Der rote Schatten – Circus of Horrors

Der rote Schatten – oder wie der sinnvollere Originaltitel lautet: Circus of Horrors – ist ein beinahe in Vergessenheit geratenes Kleinod des Horrorfilms. Regie bei dem Streifen führte Sidney Hayers und er wurde produziert vom britischen Filmstudio Anglo-Amalgated. Man betrachtete diesen Film im Rückblick als den Abschluss der sogenannten Sadian-Trilogy (in Anlehnung an Marquis de Sade) dieses Filmstudios. Also Horrorfilme, die ihren Fokus auf Sadismus mit einer ausgeprägt sexuell konnotierten Note legten – im Gegensatz zu den übersinnlichen Horrorfilmen der gleichzeitig sehr erfolgreichen Hammer-Studios jener Zeit. Bei den anderen beiden Filmen handelt es sich um Das schwarze Museum (Horrors of the Black Museum) und den handfesten Skandalfilm Augen der Angst (Peeping Tom) mit Karlheinz Böhm – beide aus dem Jahr 1959. Aber das sind andere Geschichten und sollen ein anderes Mal erzählt werden.

Am auffälligsten bei der heutigen Ansicht von Circus of Horrors ist, wie handwerklich perfekt der Film gemacht ist. Grandiose schauspielerische Leistungen, schwindelerregende Kamerafahrten und eine rasante, immer spannende Erzählweise zeugen vom außerordentlichen Geschick des Regisseurs Sidney Hayers. Ebenfalls bemerkenswert ist, dass mit Anton Diffring und Erika Remberg gleich zwei österreichische Schauspieler in den Hauptrollen dieser britischen Produktion verpflichtet wurden. Beide synchronisierten sich übrigens in der deutschsprachigen Version selbst. Beide können vollauf überzeugen und besonders Diffring spielt einen stark im Gedächtnis des Zusehers bleibenden Bösewicht. Manche Effekte sind heutzutage naturgemäß schwer albern, z.B. wenn in den Tierkostümen ganz eindeutig Menschen stecken – aber alle artistischen Einlagen sind beeindruckend und hervorragend inszeniert. Das ist dem Umstand geschuldet, dass das Filmteam im echten Zirkus des erfolgreichen Billy Smart drehen durfte. Etliche angestellte Artisten des Zirkus wirkten in Komparsen-Rollen mit und erledigten die „Stunts“. Höchst praktisch – und wohl nicht zufällig – ist die Gleichheit der Initialen des realen Billy Smart und jener des Protagonisten Bernard Schüler. So sieht man in den Zirkus-Szenen eben oft das Emblem BS, des echten Billy Smart Zirkus.
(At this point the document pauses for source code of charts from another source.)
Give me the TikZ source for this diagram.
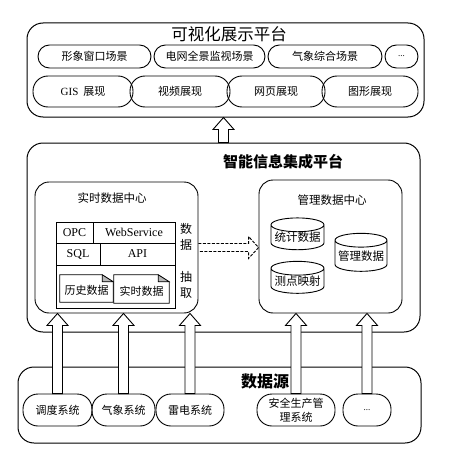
\documentclass[tikz,border=0pt]{standalone}
\usepackage{fontspec}
\setmainfont{Liberation Serif}
\newfontfamily\cjk{Noto Sans CJK SC}
\usetikzlibrary{shapes.geometric,calc}
\newcommand\hup[3][]{%
  \draw[blockarr,#1] let \p1=(#2), \p2=(#3) in
    (\x1-5pt,\y1) -- (\x1-5pt,\y2-12pt) -- (\x1-10.5pt,\y2-12pt) -- (\x1,\y2)
    -- (\x1+10.5pt,\y2-12pt) -- (\x1+5pt,\y2-12pt) -- (\x1+5pt,\y1) -- cycle;}
\newcommand\docshape[1]{%
  \draw[line width=0.8pt,fill=white] (#1.north west) -- ($(#1.north east)+(-11pt,0)$)
    -- ($(#1.north east)+(0,-7pt)$) -- (#1.south east) -- (#1.south west) -- cycle;
  \draw[line width=0.7pt,fill=gray!55] ($(#1.north east)+(-11pt,0)$) -- ($(#1.north east)+(-11pt,-7pt)$)
    -- ($(#1.north east)+(0,-7pt)$) -- cycle;}
\begin{document}
\begin{tikzpicture}[x=1pt,y=-1pt,
  wh/.style 2 args={minimum width=#1pt,minimum height=#2pt},
  outer/.style={draw,line width=1pt,rounded corners=16pt,inner sep=0pt},
  inner/.style={draw,line width=0.9pt,rounded corners=14pt,inner sep=0pt},
  pill/.style={draw,line width=0.9pt,rounded corners=11.5pt,inner sep=0pt,align=center,
    font=\cjk\fontsize{11}{13}\selectfont},
  pillb/.style={pill,rounded corners=15pt},
  lab/.style={inner sep=0pt,align=center,font=\cjk\fontsize{11.5}{14}\selectfont},
  ttl/.style={inner sep=0pt,font=\cjk\bfseries\fontsize{15}{18}\selectfont},
  cell/.style={draw,line width=0.9pt,inner sep=0pt,font=\fontsize{12}{14}\selectfont},
  cyl/.style={cylinder,shape border rotate=90,draw,line width=0.9pt,aspect=0.3,inner sep=0pt,
    fill=white,font=\cjk\fontsize{11.5}{14}\selectfont},
  doc/.style={inner sep=0pt,font=\cjk\fontsize{11}{13}\selectfont},
  blockarr/.style={draw,line width=0.9pt,fill=white},
]
\useasboundingbox[fill=white] (0,0) rectangle (474,460);

% ---- top platform
\node[outer,wh={397}{94}] (vis) at (225.5,70) {};
\node[inner sep=0pt,font=\cjk\fontsize{16.5}{18}\selectfont] (vist) at (229,34) {可视化展示平台};
\node[pill,wh={113}{23}] (s1) at (94.5,56.5) {形象窗口场景};
\node[pill,wh={111}{23}] (s2) at (209.5,56.5) {电网全景监视场景};
\node[pill,wh={114}{23}] (s3) at (325,56.5) {气象综合场景};
\node[pill,wh={33}{23},font=\fontsize{9}{10}\selectfont] (s4) at (401.5,56.5) {...};
\node[pillb,wh={100}{31}] (g1) at (83,91.5) {\textrm{GIS}\ \ 展现};
\node[pillb,wh={100}{31}] (g2) at (180,91.5) {视频展现};
\node[pillb,wh={98}{31}] (g3) at (276,91.5) {网页展现};
\node[pillb,wh={96}{31}] (g4) at (370,91.5) {图形展现};

% ---- middle platform
\node[outer,wh={393}{189}] (mid) at (223.5,237.5) {};
\node[ttl] (midt) at (283,162) {智能信息集成平台};

\node[inner,wh={163}{131}] (rt) at (116.5,247.5) {};
\node[lab] (rtt) at (112,198) {实时数据中心};
\node[cell,wh={37}{21}] (opc) at (74.5,232.5) {OPC};
\node[cell,wh={82}{21}] (ws) at (134,232.5) {WebService};
\node[cell,wh={44}{22}] (sql) at (78,254) {SQL};
\node[cell,wh={75}{22}] (api) at (137.5,254) {API};
\node[cell,wh={119}{43}] (store) at (115.5,286.5) {};
\node[doc,wh={53}{27}] (d1) at (86.5,288.5) {};
\node[doc,wh={55}{28}] (d2) at (141.5,289) {};
\docshape{d1}
\docshape{d2}
\node[doc] at ($(d1.center)+(0,2)$) {历史数据};
\node[doc] at ($(d2.center)+(0,2)$) {实时数据};
\node[lab,font=\cjk\fontsize{12}{16.5}\selectfont] (sj) at (186,237) {数\\据};
\node[lab,font=\cjk\fontsize{12}{16.5}\selectfont] (cq) at (186,285) {抽\\取};

\node[inner,wh={143}{133}] (mg) at (330.5,246.5) {};
\node[lab] (mgt) at (332,200) {管理数据中心};
\node[cyl,minimum width=53pt,minimum height=31pt] (c1) at (297.5,237.5) {统计数据};
\node[cyl,minimum width=53pt,minimum height=32pt] (c2) at (297.5,281) {测点映射};
\node[cyl,minimum width=52pt,minimum height=38pt] (c3) at (361,256) {管理数据};

% dashed extraction arrow
\draw[line width=0.9pt,dash pattern=on 3pt off 1.5pt] let \p1=(rt.east), \p2=(mg.west) in
  (\x1,\y1+4pt) -- (\x2-10pt,\y1+4pt) -- (\x2-10pt,\y1+11pt) -- (\x2,\y1)
  -- (\x2-10pt,\y1-11pt) -- (\x2-10pt,\y1-4pt) -- (\x1,\y1-4pt);

% ---- data sources
\node[outer,wh={403}{76}] (ds) at (219.5,405) {};
\node[ttl,font=\cjk\bfseries\fontsize{16}{18}\selectfont] (dst) at (265,381) {数据源};
\node[pillb,wh={69}{32}] (dd) at (57.5,410) {调度系统};
\node[pillb,wh={63}{32}] (qx) at (123.5,410) {气象系统};
\node[pillb,wh={68}{32}] (ld) at (190,410) {雷电系统};
\node[pillb,wh={78}{32},font=\cjk\fontsize{11}{14}\selectfont] (aq) at (296,410) {安全生产管\\理系统};
\node[pillb,wh={48}{32},font=\fontsize{9}{10}\selectfont] (more) at (367,410) {...};

% ---- block arrows
\hup{mid.north}{vis.south}
\hup{dd.north}{rt.south}
\hup{qx.north}{rt.south}
\hup{ld.north}{rt.south}
\hup{aq.north}{mg.south}
\hup{more.north}{mg.south}
\end{tikzpicture}
\end{document}
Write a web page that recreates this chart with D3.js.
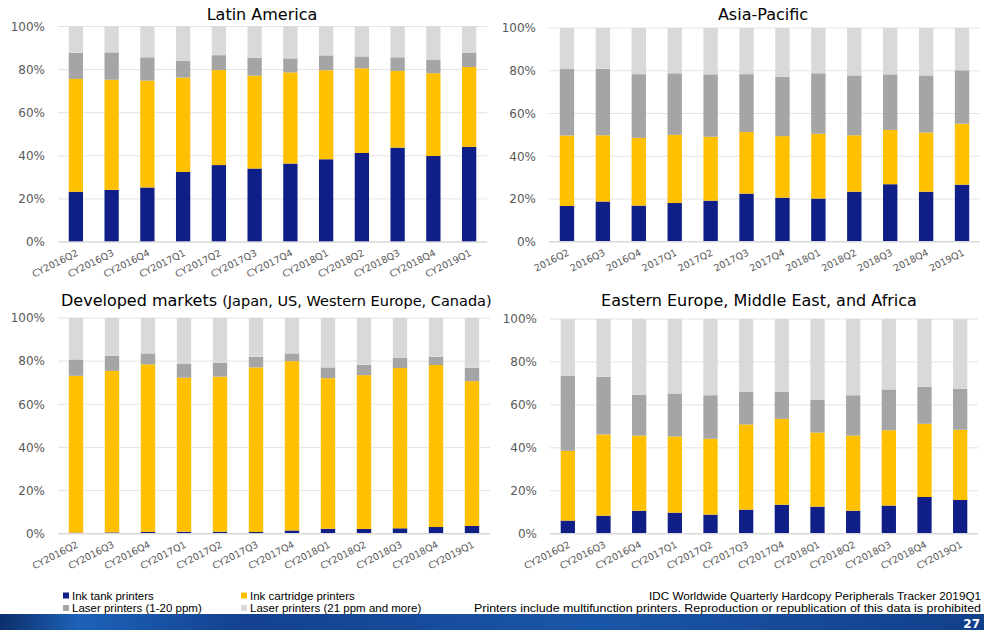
<!DOCTYPE html>
<html>
<head>
<meta charset="utf-8">
<script src="https://cdn.jsdelivr.net/npm/d3@7"></script>
<style>
  body { margin: 0; background: #fff; }
  svg { display: block; }
  .tick text { fill: #595959; }
</style>
</head>
<body>
<svg id="chart" width="984" height="630"></svg>
<script>
// quarters on the x axis
const quartersCY = ["CY2016Q2","CY2016Q3","CY2016Q4","CY2017Q1","CY2017Q2","CY2017Q3",
                    "CY2017Q4","CY2018Q1","CY2018Q2","CY2018Q3","CY2018Q4","CY2019Q1"];
const quartersAP = ["2016Q2","2016Q3","2016Q4","2017Q1","2017Q2","2017Q3",
                    "2017Q4","2018Q1","2018Q2","2018Q3","2018Q4","2019Q1"];

const seriesNames = ["Ink tank printers", "Ink cartridge printers",
                     "Laser printers (1-20 ppm)", "Laser printers (21 ppm and more)"];
const yTicks = [0, 20, 40, 60, 80, 100];

// shares in % (ink tank, ink cartridge, laser 1-20, laser 21+)
const latamInkTank   = [23.3,24.2,25.3,32.5,35.7,34.1,36.4,38.4,41.3,43.8,39.9,44.1];
const latamCartridge = [52.4,51.1,49.6,43.8,44.1,43.1,42.3,41.3,39.3,35.6,38.4,37.1];
const latamLaserLow  = [12.1,12.7,10.8,7.8,6.9,8.3,6.5,6.9,5.5,6.3,6.4,6.5];
const latamLaserHigh = [12.2,12.0,14.3,15.9,13.3,14.5,14.8,13.4,13.9,14.3,15.3,12.3];

const apInkTank   = [16.7,18.8,16.9,18.1,19.2,22.5,20.6,20.2,23.4,26.9,23.4,26.7];
const apCartridge = [33.0,31.0,31.7,31.9,29.9,28.8,28.8,30.3,26.4,25.4,27.7,28.5];
const apLaserLow  = [31.1,31.1,29.8,28.8,29.2,27.1,27.8,28.3,28.0,26.0,26.7,25.0];
const apLaserHigh = [19.2,19.1,21.6,21.2,21.7,21.6,22.8,21.2,22.2,21.7,22.2,19.8];

const devInkTank   = [0.5,0.6,0.8,0.9,0.9,0.8,1.5,2.3,2.2,2.5,3.1,3.6];
const devCartridge = [72.7,74.9,77.7,71.4,71.9,76.3,78.5,69.8,71.3,74.3,75.1,67.1];
const devLaserLow  = [7.6,7.0,5.1,6.6,6.5,4.9,3.6,5.0,4.8,4.8,3.8,6.2];
const devLaserHigh = [19.2,17.5,16.4,21.1,20.7,18.0,16.4,22.9,21.7,18.4,18.0,23.1];

const emeaInkTank   = [6.1,8.4,10.7,9.8,8.9,11.2,13.5,12.6,10.7,13.1,17.1,15.7];
const emeaCartridge = [32.5,37.8,35.0,35.5,35.3,39.7,40.0,34.5,35.0,35.1,34.1,32.7];
const emeaLaserLow  = [35.0,26.9,19.0,20.0,20.3,15.2,12.6,15.3,18.8,19.0,17.2,19.1];
const emeaLaserHigh = [26.4,26.9,35.3,34.7,35.5,33.9,33.9,37.6,35.5,32.8,31.6,32.5];

const colors = ["#0f1f87", "#ffc000", "#a5a5a5", "#d9d9d9"];
const font = "'DejaVu Sans', Verdana, sans-serif";
const smallFont = "'Liberation Sans', Arial, sans-serif";

const svg = d3.select("#chart");

// bottom blue band
const defs = svg.append("defs");
const grad = defs.append("linearGradient").attr("id", "band");
grad.append("stop").attr("offset", "0%").attr("stop-color", "#0c2f6b");
grad.append("stop").attr("offset", "8%").attr("stop-color", "#1d62b8");
grad.append("stop").attr("offset", "25%").attr("stop-color", "#13418f");
grad.append("stop").attr("offset", "60%").attr("stop-color", "#1a56a8");
grad.append("stop").attr("offset", "100%").attr("stop-color", "#123f8a");
svg.append("rect").attr("x", 0).attr("y", 614).attr("width", 984).attr("height", 16)
  .attr("fill", "url(#band)");
svg.append("text").attr("x", 980).attr("y", 628).attr("text-anchor", "end")
  .attr("fill", "#fff").attr("font-weight", "bold").attr("font-family", font)
  .attr("font-size", 12).text("27");

function toRows(cats, a, b, c, d) {
  return cats.map((q, i) => ({ q: q, s0: a[i], s1: b[i], s2: c[i], s3: d[i] }));
}

function drawPanel(opt) {
  const g = svg.append("g");
  const x = d3.scaleBand().domain(opt.cats).range([opt.x0, opt.x1])
    .paddingInner(0.6).paddingOuter(0.3);
  const y = d3.scaleLinear().domain([0, 100]).range([opt.yb, opt.yt]);

  // grid
  g.selectAll("line.grid").data(yTicks.slice(1)).enter().append("line")
    .attr("x1", opt.x0).attr("x2", opt.x1)
    .attr("y1", d => y(d)).attr("y2", d => y(d))
    .attr("stroke", "#e3e3e3").attr("stroke-width", 1);

  const rows = toRows(opt.cats, opt.a, opt.b, opt.c, opt.d);
  const stack = d3.stack().keys(["s0", "s1", "s2", "s3"])(rows);

  g.selectAll("g.layer").data(stack).enter().append("g")
    .attr("fill", (d, i) => colors[i])
    .selectAll("rect").data(d => d).enter().append("rect")
    .attr("x", d => x(d.data.q))
    .attr("width", x.bandwidth())
    .attr("y", d => y(d[1]))
    .attr("height", d => y(d[0]) - y(d[1]));

  // baseline
  g.append("line").attr("x1", opt.x0).attr("x2", opt.x1)
    .attr("y1", y(0)).attr("y2", y(0))
    .attr("stroke", "#d9d9d9").attr("stroke-width", 1.5);

  // y axis
  const ya = g.append("g").attr("transform", `translate(${opt.x0},0)`)
    .call(d3.axisLeft(y).tickValues(yTicks).tickFormat(d => d + "%").tickSize(0).tickPadding(13));
  ya.select(".domain").remove();
  ya.selectAll("text").attr("font-family", font).attr("font-size", 12).attr("fill", "#595959");

  // x axis
  const xa = g.append("g").attr("transform", `translate(0,${opt.yb})`)
    .call(d3.axisBottom(x).tickSize(0));
  xa.select(".domain").remove();
  xa.selectAll("text")
    .attr("font-family", font).attr("font-size", 9.5).attr("fill", "#595959")
    .attr("text-anchor", "end")
    .attr("dy", 0).attr("y", 0)
    .attr("transform", "translate(3,13) rotate(-27)");

  // title
  if (opt.title) {
    g.append("text").attr("x", opt.tx).attr("y", opt.ty).attr("text-anchor", "middle")
      .attr("font-family", font).attr("font-size", 16).attr("fill", "#000")
      .text(opt.title);
  }
  return g;
}

drawPanel({ cats: quartersCY, a: latamInkTank, b: latamCartridge, c: latamLaserLow, d: latamLaserHigh,
  x0: 58, x1: 487, yt: 26.5, yb: 242, title: "Latin America", tx: 262, ty: 20 });
drawPanel({ cats: quartersAP, a: apInkTank, b: apCartridge, c: apLaserLow, d: apLaserHigh,
  x0: 549, x1: 980, yt: 28, yb: 241.7, title: "Asia-Pacific", tx: 763, ty: 20 });
drawPanel({ cats: quartersCY, a: devInkTank, b: devCartridge, c: devLaserLow, d: devLaserHigh,
  x0: 58, x1: 490, yt: 318, yb: 533.7 });
drawPanel({ cats: quartersCY, a: emeaInkTank, b: emeaCartridge, c: emeaLaserLow, d: emeaLaserHigh,
  x0: 550, x1: 978, yt: 319, yb: 533.7, title: "Eastern Europe, Middle East, and Africa", tx: 759, ty: 306 });

// developed markets title with smaller parenthetical
const devTitle = svg.append("text").attr("x", 61).attr("y", 306)
  .attr("font-family", font).attr("fill", "#000");
devTitle.append("tspan").attr("font-size", 16).text("Developed markets ");
devTitle.append("tspan").attr("font-size", 14.5).text("(Japan, US, Western Europe, Canada)");

// legend
const legendPos = [[63, 599.5], [241, 599.5], [63, 612], [241, 612]];
const leg = svg.append("g").selectAll("g").data(seriesNames).enter().append("g")
  .attr("transform", (d, i) => `translate(${legendPos[i][0]},${legendPos[i][1]})`);
leg.append("rect").attr("x", 0).attr("y", -7).attr("width", 6).attr("height", 6)
  .attr("fill", (d, i) => colors[i]);
leg.append("text").attr("x", 9).attr("y", 0)
  .attr("font-family", smallFont).attr("font-size", 11.5).attr("fill", "#000")
  .text(d => d);

// source notes
const notes = ["IDC Worldwide Quarterly Hardcopy Peripherals Tracker 2019Q1",
  "Printers include multifunction printers. Reproduction or republication of this data is prohibited"];
const noteWidths = [332, 507];
svg.append("g").selectAll("text").data(notes).enter().append("text")
  .attr("x", 981).attr("y", (d, i) => 599.5 + i * 12.5)
  .attr("text-anchor", "end")
  .attr("font-family", smallFont).attr("font-size", 11.5).attr("fill", "#000")
  .attr("textLength", (d, i) => noteWidths[i]).attr("lengthAdjust", "spacingAndGlyphs")
  .text(d => d);
</script>
</body>
</html>
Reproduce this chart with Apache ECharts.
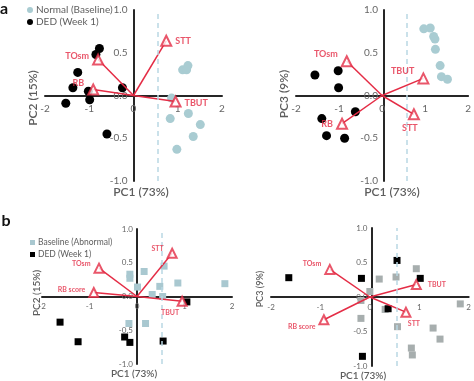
<!DOCTYPE html>
<html><head><meta charset="utf-8">
<script src="https://cdn.jsdelivr.net/npm/echarts@6/dist/echarts.min.js"></script>
<style>html,body{margin:0;padding:0;background:#fff}#c{width:474px;height:381px}</style>
</head><body><div id="c"></div>
<script>
// ---- data ----
const loadingNames = ['STT', 'TOsm', 'RB', 'TBUT'];
const loadingNamesB = ['STT', 'TOsm', 'RB score', 'TBUT'];
// panel a, PC1 vs PC2
const aNormalPC12 = [[1.11,0.30],[1.23,0.35],[1.20,0.30],[0.86,-0.03],[0.83,-0.27],[1.24,-0.21],[1.51,-0.34],[1.35,-0.48],[0.98,-0.63]];
const aDedPC12 = [[-0.77,0.55],[-0.85,0.48],[-1.26,0.27],[-1.37,0.09],[-1.53,-0.09],[-1.02,0.05],[-0.99,-0.05],[-0.25,0.09],[-0.60,-0.45]];
const aLoadPC12 = [[0.74,0.64],[-0.80,0.42],[-0.91,0.07],[0.95,-0.07]];
// panel a, PC1 vs PC3
const aNormalPC13 = [[0.97,0.78],[1.12,0.79],[1.20,0.69],[1.23,0.66],[1.24,0.54],[1.35,0.35],[1.38,0.22],[1.52,0.19]];
const aDedPC13 = [[-1.56,0.24],[-1.02,0.29],[-1.01,0.09],[-0.62,-0.19],[-1.40,-0.27],[-1.29,-0.47],[-0.87,-0.50]];
const aLoadPC13 = [[0.74,-0.22],[-0.82,0.40],[-0.93,-0.33],[0.96,0.20]];
// panel b, PC1 vs PC2
const bBaselinePC12 = [[-0.15,0.33],[-0.15,0.27],[0.15,0.37],[0.01,0.14],[0.32,0.03],[0.48,0.15],[0.57,0.45],[0.86,0.20],[0.54,0.0],[1.85,0.19],[-0.17,-0.40],[0.18,-0.40]];
const bDedPC12 = [[-1.62,-0.38],[-1.24,-0.67],[-0.26,-0.60],[-0.15,-0.68],[0.55,-0.66],[1.05,-0.08]];
const bLoadPC12 = [[0.74,0.64],[-0.80,0.42],[-0.91,0.06],[0.95,-0.07]];
// panel b, PC1 vs PC3
const bBaselinePC13 = [[0.19,0.26],[0.53,0.29],[0.94,0.41],[0.0,0.08],[-0.18,-0.05],[-0.18,-0.31],[0.31,-0.18],[0.56,-0.43],[1.28,-0.45],[1.42,-0.61],[0.84,-0.74],[0.86,-0.84],[1.83,-0.10]];
const bDedPC13 = [[-1.64,0.28],[-0.17,0.27],[0.55,0.53],[1.02,0.27],[0.37,-0.17],[-0.15,-0.86]];
const bLoadPC13 = [[0.73,-0.22],[-0.81,0.40],[-0.93,-0.33],[0.94,0.18]];
const dashedX = [0.55, 0.57, 0.53, 0.54];
const xTickLabels = ['-2', '-1', '0', '1', '2'];
const yTickLabels = ['-1.0', '-0.5', '0.0', '0.5', '1.0'];

// ---- styles ----
const RED = '#e42c45';
const GRAY = '#5d5d5d';
const FONT = 'Lato, "Open Sans", sans-serif';
const grids = [
  {left: 45, top: 10, width: 177, height: 171},
  {left: 296, top: 10, width: 176, height: 171},
  {left: 42, top: 229, width: 190, height: 135},
  {left: 271, top: 228, width: 201, height: 138}
];
const labelPos = [
  [['right',[0,0]],['left',[0,-3]],['left',[0,-6]],['right',[0,2]]],
  [['bottom',[-4,0]],['left',[0,-7]],['left',[0,0]],['left',[0,-7]]],
  [['left',[0,-5]],['left',[0,-4]],['left',[0,-3]],['bottom',[-12,0]]],
  [['bottom',[8,0]],['left',[0,-6]],['left',[0,7]],['right',[3,0]]]
];

const xAxes = [], yAxes = [], series = [];
grids.forEach((g, i) => {
  const small = i >= 2;
  // axes sit at the zero of the other axis, which is the centre of each grid
  xAxes.push({
    gridIndex: i, type: 'value', min: -2, max: 2, interval: 1,
    position: 'bottom', offset: -g.height / 2,
    axisLine: {onZero: false, lineStyle: {color: '#262626', width: 2}},
    axisTick: {show: false}, splitLine: {show: false},
    axisLabel: {color: '#666', fontSize: small ? 8 : 10, fontFamily: FONT, margin: small ? 6 : 8,
      formatter: v => xTickLabels[Math.round(v) + 2]}
  });
  yAxes.push({
    gridIndex: i, type: 'value', min: -1, max: 1, interval: 0.5,
    position: 'left', offset: -g.width / 2,
    axisLine: {onZero: false, lineStyle: {color: '#262626', width: 2}},
    axisTick: {show: false}, splitLine: {show: false},
    axisLabel: {color: '#666', fontSize: small ? 8 : 10, fontFamily: FONT, margin: small ? 4 : 6,
      formatter: v => yTickLabels[Math.round(v * 2) + 2]}
  });
});

function addPanel(i, groupA, groupB, load, names, nameA, nameB, colorA, sym, size) {
  const small = i >= 2;
  series.push({
    type: 'line', xAxisIndex: i, yAxisIndex: i, data: [], silent: true,
    markLine: {symbol: 'none', silent: true, label: {show: false},
      lineStyle: {color: '#b9d8e4', type: [5, 4], width: 1.5},
      data: [[{coord: [dashedX[i], -1]}, {coord: [dashedX[i], 1]}]]}
  });
  series.push({name: nameA, type: 'scatter', xAxisIndex: i, yAxisIndex: i, data: groupA,
    symbol: sym, symbolSize: size, itemStyle: {color: colorA, opacity: 1}, z: 3});
  series.push({name: nameB, type: 'scatter', xAxisIndex: i, yAxisIndex: i, data: groupB,
    symbol: sym, symbolSize: size, itemStyle: {color: '#000', opacity: 1}, z: 3});
  load.forEach((p, k) => {
    series.push({type: 'line', xAxisIndex: i, yAxisIndex: i, data: [[0, 0], p],
      symbol: 'none', lineStyle: {color: RED, width: 1.5}, z: 4, silent: true});
  });
  series.push({type: 'scatter', xAxisIndex: i, yAxisIndex: i, z: 5,
    data: load.map((p, k) => ({value: p, name: names[k],
      label: {position: labelPos[i][k][0], offset: labelPos[i][k][1]}})),
    symbol: 'emptyTriangle', symbolSize: small ? 9 : 10,
    itemStyle: {color: RED, borderWidth: 1.5},
    label: {show: true, formatter: '{b}', color: RED, fontWeight: 'bold',
      fontSize: small ? 7 : 9, fontFamily: FONT, distance: 3}
  });
}
addPanel(0, aNormalPC12, aDedPC12, aLoadPC12, loadingNames, 'Normal (Baseline)', 'DED (Week 1)', '#a9ccd2', 'circle', 9);
addPanel(1, aNormalPC13, aDedPC13, aLoadPC13, loadingNames, 'Normal (Baseline)', 'DED (Week 1)', '#a9ccd2', 'circle', 9);
addPanel(2, bBaselinePC12, bDedPC12, bLoadPC12, loadingNamesB, 'Baseline (Abnormal)', 'DED (Week 1) ', '#a9c8d0', 'rect', 7);
addPanel(3, bBaselinePC13, bDedPC13, bLoadPC13, loadingNamesB, 'Baseline (Abnormal) ', 'DED (Week 1)  ', '#a7aeae', 'rect', 7);

function txt(x, y, s, size, rot, weight, color) {
  return {type: 'text', x: x, y: y, rotation: rot || 0, z: 10,
    style: {text: s, fontSize: size, fontFamily: FONT, fontWeight: weight || 'normal',
      fill: color || GRAY, textAlign: 'center', textVerticalAlign: 'middle'}};
}

const option = {
  animation: false,
  grid: grids,
  xAxis: xAxes,
  yAxis: yAxes,
  series: series,
  legend: [
    {left: 22, top: 0, orient: 'vertical', itemGap: 2, itemWidth: 6, itemHeight: 6,
      textStyle: {color: GRAY, fontSize: 10, fontFamily: FONT, padding: [0, 0, 0, -2]},
      data: [{name: 'Normal (Baseline)', icon: 'circle'}, {name: 'DED (Week 1)', icon: 'circle'}]},
    {left: 25, top: 233, orient: 'vertical', itemGap: 3, itemWidth: 5, itemHeight: 5,
      textStyle: {color: GRAY, fontSize: 8.5, fontFamily: FONT, padding: [0, 0, 0, -2]},
      data: [{name: 'Baseline (Abnormal)', icon: 'rect'}, {name: 'DED (Week 1) ', icon: 'rect'}]}
  ],
  graphic: [
    txt(4, 9, 'a', 16, 0, 'bold', '#111'),
    txt(6, 221, 'b', 16, 0, 'bold', '#111'),
    txt(141, 192, 'PC1 (73%)', 12, 0, '600'),
    txt(33, 98, 'PC2 (15%)', 12, Math.PI / 2, '600'),
    txt(392, 192, 'PC1 (73%)', 12, 0, '600'),
    txt(284, 94, 'PC3 (9%)', 12, Math.PI / 2, '600'),
    txt(134, 374, 'PC1 (73%)', 10, 0, '600'),
    txt(37, 293, 'PC2 (15%)', 10, Math.PI / 2, '600'),
    txt(363, 376, 'PC1 (73%)', 10, 0, '600'),
    txt(260, 289, 'PC3 (9%)', 9, Math.PI / 2, '600')
  ]
};
const chart = echarts.init(document.getElementById('c'));
chart.setOption(option);
</script></body></html>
In Puncto Sex und Gewalt darf man feststellen, dass das für damalige Verhältnisse wohl ein ziemliches Brett gewesen sein dürfte. Der Bodycount ist hoch, die Tötungen teilweise richtig fies. Am stärksten sticht hier natürlich die Messerwurfszene hervor, bei der ein Messer „versehentlich“ voll trifft. Dazu gesellt sich die unangenehm-sexuell motivierte Vorgehensweise von Schüler, die ihn fast zu einer Art Triebtäter macht. Obwohl über 60 Jahre alt, besitzt Circus of Horrors somit einige Schauwerte, die ihn auch heute noch durchaus interessant und fies machen. Fans alter Horrorfilme sollten ihn so oder so unbedingt mal gesehen haben.

In diesem Sinne: Hals- und Beinbruch – und bleibt seltsam!

Der rote Schatten

OT: Circus of Horrors, GB 1960, Regie: Sidney Hayers, Drehbuch: George Baxt, Mit: Anton Diffring, Erika Remberg, Jane Hylton, u.a.